──────── Dataset records

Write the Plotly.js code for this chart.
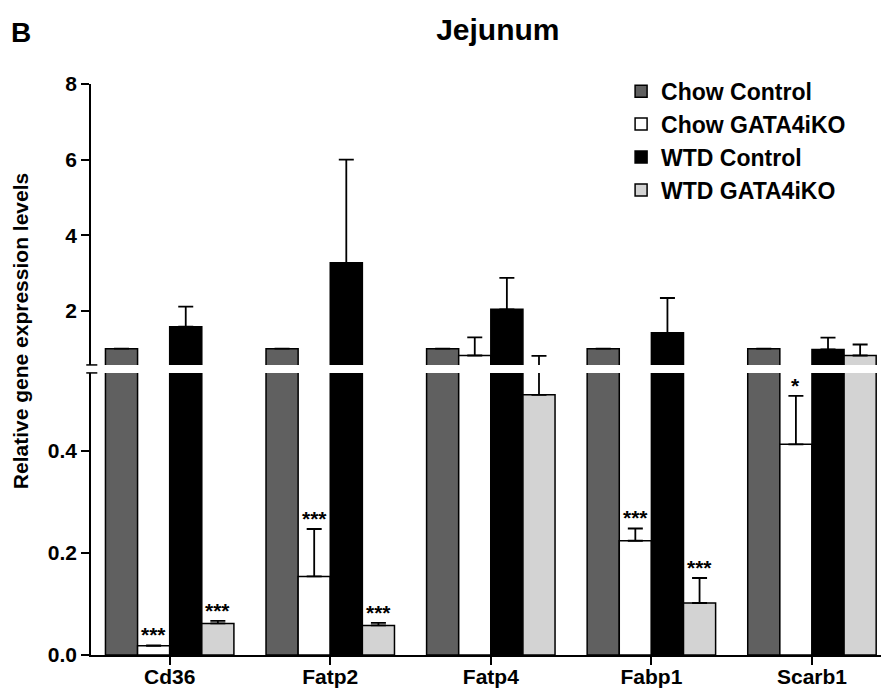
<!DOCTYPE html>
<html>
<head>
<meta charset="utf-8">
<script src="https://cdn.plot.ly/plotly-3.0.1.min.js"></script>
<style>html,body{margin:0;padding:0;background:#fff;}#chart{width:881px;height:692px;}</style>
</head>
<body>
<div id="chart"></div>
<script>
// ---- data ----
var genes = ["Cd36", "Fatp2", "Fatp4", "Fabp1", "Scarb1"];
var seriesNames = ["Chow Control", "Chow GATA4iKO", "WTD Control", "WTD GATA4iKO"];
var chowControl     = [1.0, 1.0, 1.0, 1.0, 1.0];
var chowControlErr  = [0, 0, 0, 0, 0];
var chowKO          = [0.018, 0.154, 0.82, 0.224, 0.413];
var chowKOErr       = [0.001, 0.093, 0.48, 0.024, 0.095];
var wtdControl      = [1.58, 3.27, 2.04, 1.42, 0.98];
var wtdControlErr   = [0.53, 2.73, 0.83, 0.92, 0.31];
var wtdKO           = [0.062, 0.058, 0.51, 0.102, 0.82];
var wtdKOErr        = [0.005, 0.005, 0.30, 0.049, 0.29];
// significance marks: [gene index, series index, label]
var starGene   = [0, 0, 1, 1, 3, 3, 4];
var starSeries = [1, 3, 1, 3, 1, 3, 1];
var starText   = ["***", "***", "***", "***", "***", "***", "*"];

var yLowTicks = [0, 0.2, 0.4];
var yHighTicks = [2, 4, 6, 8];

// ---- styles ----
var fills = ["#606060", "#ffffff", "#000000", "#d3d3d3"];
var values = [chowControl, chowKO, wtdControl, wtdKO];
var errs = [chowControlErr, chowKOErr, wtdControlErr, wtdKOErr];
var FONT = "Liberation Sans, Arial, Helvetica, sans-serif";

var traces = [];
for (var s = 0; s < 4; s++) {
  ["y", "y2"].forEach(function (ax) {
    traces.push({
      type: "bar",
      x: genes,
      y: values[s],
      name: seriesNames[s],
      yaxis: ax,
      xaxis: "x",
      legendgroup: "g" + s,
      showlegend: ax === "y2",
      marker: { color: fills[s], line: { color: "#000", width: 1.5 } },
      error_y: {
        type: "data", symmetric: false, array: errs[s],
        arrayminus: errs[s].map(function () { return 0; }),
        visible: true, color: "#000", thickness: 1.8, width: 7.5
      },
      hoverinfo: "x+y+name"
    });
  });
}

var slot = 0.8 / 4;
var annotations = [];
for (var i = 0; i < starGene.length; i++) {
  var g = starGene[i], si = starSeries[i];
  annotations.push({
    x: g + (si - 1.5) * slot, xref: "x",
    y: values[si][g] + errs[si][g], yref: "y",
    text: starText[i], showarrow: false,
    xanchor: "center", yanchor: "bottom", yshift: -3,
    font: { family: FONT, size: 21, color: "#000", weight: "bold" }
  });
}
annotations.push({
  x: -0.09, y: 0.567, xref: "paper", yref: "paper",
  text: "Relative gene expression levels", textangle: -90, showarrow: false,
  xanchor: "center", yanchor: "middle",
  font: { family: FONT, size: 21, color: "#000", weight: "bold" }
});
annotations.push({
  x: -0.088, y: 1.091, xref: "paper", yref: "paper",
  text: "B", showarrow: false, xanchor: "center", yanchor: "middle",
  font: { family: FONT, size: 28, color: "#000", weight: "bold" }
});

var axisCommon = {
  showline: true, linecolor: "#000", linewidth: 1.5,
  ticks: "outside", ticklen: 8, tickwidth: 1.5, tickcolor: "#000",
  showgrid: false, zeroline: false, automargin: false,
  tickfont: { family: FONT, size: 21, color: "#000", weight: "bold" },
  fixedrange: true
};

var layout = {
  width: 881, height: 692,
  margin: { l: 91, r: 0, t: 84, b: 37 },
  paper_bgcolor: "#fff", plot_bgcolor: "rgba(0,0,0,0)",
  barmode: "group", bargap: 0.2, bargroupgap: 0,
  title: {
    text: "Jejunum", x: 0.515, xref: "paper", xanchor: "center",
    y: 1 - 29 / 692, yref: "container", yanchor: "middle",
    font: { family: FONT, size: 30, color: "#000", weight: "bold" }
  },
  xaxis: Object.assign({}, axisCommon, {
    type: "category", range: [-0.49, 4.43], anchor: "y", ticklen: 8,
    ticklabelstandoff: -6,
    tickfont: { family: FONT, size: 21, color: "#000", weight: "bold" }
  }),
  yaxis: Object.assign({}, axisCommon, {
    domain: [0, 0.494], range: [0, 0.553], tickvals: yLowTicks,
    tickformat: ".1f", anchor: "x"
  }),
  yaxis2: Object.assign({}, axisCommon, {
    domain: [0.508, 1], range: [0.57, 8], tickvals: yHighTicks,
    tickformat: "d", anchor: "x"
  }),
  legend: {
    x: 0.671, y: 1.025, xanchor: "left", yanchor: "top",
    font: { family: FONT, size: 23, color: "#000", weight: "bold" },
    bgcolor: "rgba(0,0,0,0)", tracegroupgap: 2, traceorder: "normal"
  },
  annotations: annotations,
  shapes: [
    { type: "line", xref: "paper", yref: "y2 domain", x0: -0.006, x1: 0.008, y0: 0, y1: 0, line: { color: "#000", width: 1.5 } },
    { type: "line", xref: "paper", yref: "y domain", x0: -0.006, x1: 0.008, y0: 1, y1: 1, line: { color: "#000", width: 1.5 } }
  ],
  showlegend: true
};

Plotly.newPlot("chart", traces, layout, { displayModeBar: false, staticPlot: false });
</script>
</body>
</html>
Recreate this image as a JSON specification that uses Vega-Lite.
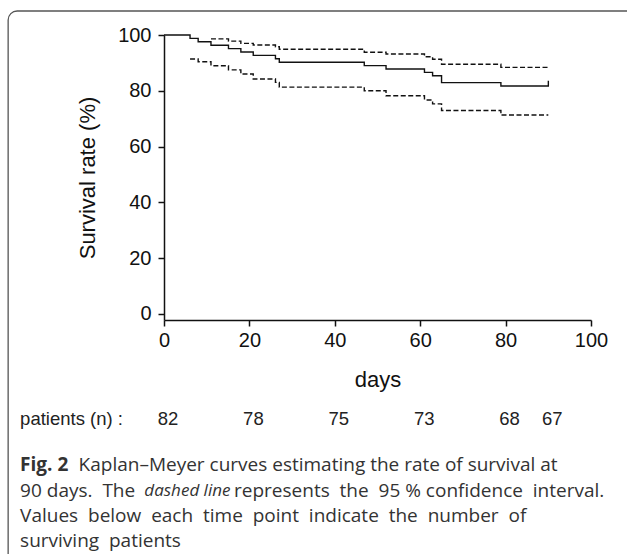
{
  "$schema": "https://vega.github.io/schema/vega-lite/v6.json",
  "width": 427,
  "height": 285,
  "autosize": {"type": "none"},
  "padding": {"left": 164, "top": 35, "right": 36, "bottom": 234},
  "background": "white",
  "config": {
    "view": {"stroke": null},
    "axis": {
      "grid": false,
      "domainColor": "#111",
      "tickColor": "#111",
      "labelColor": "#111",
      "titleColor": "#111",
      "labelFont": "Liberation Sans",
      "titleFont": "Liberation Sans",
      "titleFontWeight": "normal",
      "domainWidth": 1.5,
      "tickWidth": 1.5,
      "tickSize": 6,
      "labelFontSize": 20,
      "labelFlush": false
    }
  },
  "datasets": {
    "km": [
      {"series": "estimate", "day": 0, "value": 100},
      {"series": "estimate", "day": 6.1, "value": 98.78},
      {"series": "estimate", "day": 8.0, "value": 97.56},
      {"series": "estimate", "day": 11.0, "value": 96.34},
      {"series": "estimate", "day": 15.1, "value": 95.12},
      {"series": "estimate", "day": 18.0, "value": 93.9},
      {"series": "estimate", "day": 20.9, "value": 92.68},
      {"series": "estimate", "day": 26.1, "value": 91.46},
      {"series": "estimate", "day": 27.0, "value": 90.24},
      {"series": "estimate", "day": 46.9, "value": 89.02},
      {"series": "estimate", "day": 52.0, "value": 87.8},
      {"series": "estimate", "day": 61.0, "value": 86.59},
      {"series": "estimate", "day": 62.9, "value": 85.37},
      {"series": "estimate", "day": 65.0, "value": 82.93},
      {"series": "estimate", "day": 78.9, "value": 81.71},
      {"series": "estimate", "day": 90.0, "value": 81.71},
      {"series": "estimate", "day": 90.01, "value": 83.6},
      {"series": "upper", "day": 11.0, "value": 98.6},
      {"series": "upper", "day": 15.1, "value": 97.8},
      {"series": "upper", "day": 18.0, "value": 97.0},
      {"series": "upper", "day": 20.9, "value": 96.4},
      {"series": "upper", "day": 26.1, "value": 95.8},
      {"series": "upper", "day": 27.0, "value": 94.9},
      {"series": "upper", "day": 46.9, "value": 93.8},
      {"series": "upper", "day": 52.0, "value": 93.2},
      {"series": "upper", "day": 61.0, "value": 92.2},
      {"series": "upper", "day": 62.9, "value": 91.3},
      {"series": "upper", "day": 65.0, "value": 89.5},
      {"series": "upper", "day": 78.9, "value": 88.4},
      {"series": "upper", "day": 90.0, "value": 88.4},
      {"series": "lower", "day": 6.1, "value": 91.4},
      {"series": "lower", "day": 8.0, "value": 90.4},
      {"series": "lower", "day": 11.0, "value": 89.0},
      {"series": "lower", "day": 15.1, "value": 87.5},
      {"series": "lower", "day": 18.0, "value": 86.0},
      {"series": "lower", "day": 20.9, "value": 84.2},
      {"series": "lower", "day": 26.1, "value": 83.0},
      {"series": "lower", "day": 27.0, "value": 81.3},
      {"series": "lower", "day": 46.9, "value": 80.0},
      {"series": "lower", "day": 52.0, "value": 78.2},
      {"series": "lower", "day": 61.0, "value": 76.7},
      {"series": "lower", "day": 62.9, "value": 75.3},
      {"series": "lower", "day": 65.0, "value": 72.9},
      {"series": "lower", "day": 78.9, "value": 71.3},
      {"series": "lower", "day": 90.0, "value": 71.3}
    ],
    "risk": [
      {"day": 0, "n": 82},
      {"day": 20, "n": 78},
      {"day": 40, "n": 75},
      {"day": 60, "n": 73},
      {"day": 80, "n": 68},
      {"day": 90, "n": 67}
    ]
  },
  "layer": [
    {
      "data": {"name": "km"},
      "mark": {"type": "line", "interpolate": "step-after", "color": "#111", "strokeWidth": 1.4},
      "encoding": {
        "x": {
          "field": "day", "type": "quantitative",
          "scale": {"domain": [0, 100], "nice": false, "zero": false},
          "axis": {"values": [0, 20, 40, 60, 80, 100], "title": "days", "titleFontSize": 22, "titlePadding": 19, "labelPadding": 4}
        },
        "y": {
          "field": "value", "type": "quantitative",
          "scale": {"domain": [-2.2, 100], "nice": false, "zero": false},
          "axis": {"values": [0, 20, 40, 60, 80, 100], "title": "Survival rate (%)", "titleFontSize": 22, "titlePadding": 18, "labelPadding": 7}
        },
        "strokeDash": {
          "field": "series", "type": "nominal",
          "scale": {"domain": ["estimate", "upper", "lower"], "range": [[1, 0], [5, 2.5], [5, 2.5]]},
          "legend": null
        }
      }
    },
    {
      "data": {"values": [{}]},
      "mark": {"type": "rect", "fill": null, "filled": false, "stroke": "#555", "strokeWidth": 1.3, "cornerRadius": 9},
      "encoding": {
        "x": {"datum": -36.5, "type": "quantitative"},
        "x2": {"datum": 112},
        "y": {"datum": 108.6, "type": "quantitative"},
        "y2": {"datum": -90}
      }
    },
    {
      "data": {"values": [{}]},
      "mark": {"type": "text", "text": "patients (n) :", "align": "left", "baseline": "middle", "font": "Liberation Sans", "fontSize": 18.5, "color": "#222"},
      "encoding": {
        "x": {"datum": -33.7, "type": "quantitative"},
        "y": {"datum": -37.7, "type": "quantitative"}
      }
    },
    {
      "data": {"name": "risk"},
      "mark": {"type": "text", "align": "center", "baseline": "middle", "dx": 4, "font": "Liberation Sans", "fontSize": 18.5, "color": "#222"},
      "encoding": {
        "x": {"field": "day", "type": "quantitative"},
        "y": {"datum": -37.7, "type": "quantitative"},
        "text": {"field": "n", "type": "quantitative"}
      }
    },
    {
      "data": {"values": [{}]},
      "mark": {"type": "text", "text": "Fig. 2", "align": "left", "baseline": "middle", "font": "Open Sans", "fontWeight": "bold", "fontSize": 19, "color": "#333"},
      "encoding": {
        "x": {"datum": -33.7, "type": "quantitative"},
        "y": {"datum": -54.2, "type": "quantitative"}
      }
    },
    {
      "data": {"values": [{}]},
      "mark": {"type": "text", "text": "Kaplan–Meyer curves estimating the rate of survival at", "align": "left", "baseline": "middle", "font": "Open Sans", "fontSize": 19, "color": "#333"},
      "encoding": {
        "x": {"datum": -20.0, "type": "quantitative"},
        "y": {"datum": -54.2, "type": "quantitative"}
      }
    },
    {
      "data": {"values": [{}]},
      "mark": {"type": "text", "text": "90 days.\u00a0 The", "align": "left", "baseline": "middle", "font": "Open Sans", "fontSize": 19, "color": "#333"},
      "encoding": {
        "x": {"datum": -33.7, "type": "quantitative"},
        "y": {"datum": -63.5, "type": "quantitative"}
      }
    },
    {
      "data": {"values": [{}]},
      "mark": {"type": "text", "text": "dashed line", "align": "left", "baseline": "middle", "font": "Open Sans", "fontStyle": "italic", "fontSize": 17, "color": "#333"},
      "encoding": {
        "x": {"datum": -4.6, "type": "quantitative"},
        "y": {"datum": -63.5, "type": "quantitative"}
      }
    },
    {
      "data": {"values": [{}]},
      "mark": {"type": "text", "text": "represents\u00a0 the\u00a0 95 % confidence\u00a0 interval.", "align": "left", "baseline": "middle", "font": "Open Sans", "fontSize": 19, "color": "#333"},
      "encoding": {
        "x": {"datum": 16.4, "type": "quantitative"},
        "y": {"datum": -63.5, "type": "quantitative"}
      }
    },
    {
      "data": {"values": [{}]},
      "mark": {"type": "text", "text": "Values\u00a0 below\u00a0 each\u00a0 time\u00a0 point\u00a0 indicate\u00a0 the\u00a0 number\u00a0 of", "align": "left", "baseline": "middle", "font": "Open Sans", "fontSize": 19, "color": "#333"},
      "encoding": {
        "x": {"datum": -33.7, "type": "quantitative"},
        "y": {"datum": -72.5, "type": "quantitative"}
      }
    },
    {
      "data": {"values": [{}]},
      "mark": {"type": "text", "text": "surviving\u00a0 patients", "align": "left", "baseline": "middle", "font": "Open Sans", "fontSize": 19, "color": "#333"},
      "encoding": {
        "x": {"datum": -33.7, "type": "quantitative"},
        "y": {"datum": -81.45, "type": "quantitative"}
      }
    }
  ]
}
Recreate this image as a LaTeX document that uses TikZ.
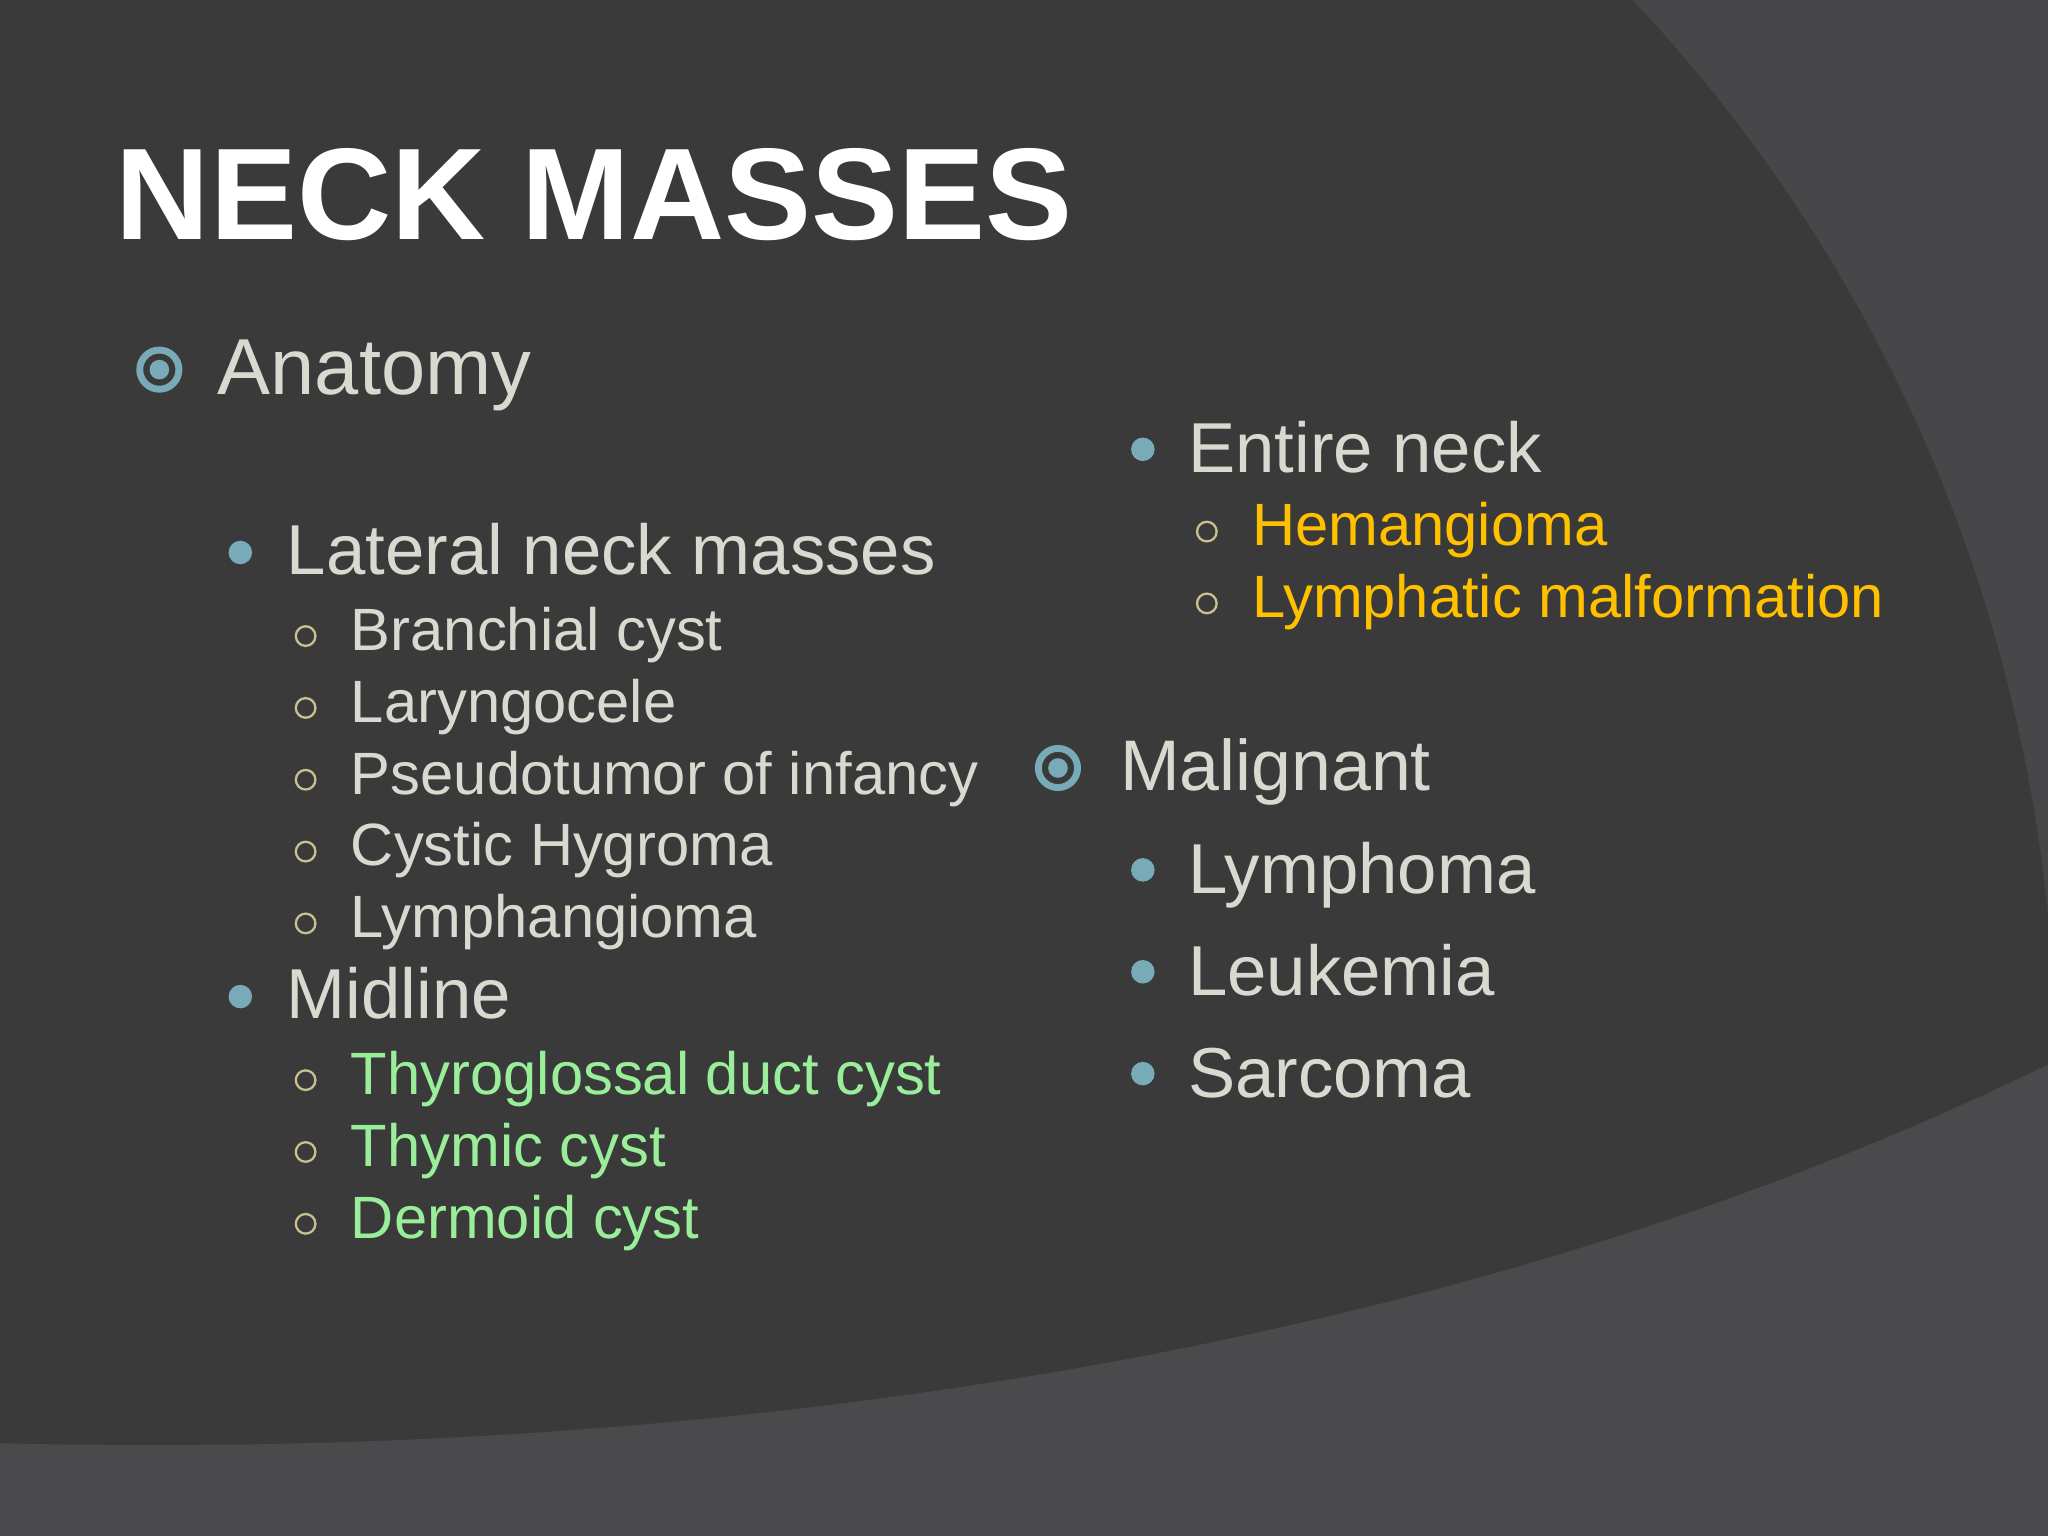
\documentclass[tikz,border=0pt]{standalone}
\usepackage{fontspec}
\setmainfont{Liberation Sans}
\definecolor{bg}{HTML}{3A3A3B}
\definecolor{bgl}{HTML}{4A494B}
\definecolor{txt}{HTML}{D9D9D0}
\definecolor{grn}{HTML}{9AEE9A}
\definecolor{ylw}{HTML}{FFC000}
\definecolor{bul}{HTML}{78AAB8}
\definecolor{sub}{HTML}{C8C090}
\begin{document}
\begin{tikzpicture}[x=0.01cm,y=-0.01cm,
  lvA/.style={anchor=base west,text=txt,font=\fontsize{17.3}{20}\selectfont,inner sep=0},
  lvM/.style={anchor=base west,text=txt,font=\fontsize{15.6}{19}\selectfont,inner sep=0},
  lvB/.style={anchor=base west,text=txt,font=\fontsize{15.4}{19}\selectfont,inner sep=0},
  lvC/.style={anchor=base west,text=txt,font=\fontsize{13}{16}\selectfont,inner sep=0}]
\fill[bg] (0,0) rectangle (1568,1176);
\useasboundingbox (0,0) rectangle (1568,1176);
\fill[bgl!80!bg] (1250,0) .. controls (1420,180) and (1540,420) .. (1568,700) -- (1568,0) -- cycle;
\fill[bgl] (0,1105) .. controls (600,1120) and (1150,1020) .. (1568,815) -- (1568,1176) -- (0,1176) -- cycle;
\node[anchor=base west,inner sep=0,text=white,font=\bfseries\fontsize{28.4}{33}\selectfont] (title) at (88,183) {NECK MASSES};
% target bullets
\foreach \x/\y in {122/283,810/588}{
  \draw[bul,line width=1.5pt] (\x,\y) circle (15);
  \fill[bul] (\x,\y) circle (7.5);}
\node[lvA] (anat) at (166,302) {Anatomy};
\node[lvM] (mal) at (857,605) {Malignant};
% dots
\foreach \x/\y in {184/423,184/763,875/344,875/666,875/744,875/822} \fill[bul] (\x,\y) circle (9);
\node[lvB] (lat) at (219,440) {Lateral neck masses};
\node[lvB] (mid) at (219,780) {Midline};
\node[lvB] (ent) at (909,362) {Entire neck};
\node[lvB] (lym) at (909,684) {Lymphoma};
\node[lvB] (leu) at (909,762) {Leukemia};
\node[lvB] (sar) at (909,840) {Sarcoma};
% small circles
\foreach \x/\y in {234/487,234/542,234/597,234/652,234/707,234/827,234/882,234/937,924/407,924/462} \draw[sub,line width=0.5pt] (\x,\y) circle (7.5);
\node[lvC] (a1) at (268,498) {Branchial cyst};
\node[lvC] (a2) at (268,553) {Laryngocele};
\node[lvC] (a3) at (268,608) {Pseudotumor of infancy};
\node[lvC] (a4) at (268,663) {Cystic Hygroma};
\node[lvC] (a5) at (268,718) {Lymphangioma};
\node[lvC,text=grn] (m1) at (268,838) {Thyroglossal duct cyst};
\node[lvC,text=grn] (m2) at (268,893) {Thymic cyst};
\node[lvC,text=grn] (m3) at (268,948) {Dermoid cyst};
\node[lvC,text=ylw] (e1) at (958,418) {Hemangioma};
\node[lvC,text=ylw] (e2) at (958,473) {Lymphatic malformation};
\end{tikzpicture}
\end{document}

────────────────

Written exercise:
Look through the lines above and collect those with the word "that".

Reply:
Recreate this image as a JSON specification that uses Vega-Lite.
Recreate this image as a LaTeX document that uses TikZ.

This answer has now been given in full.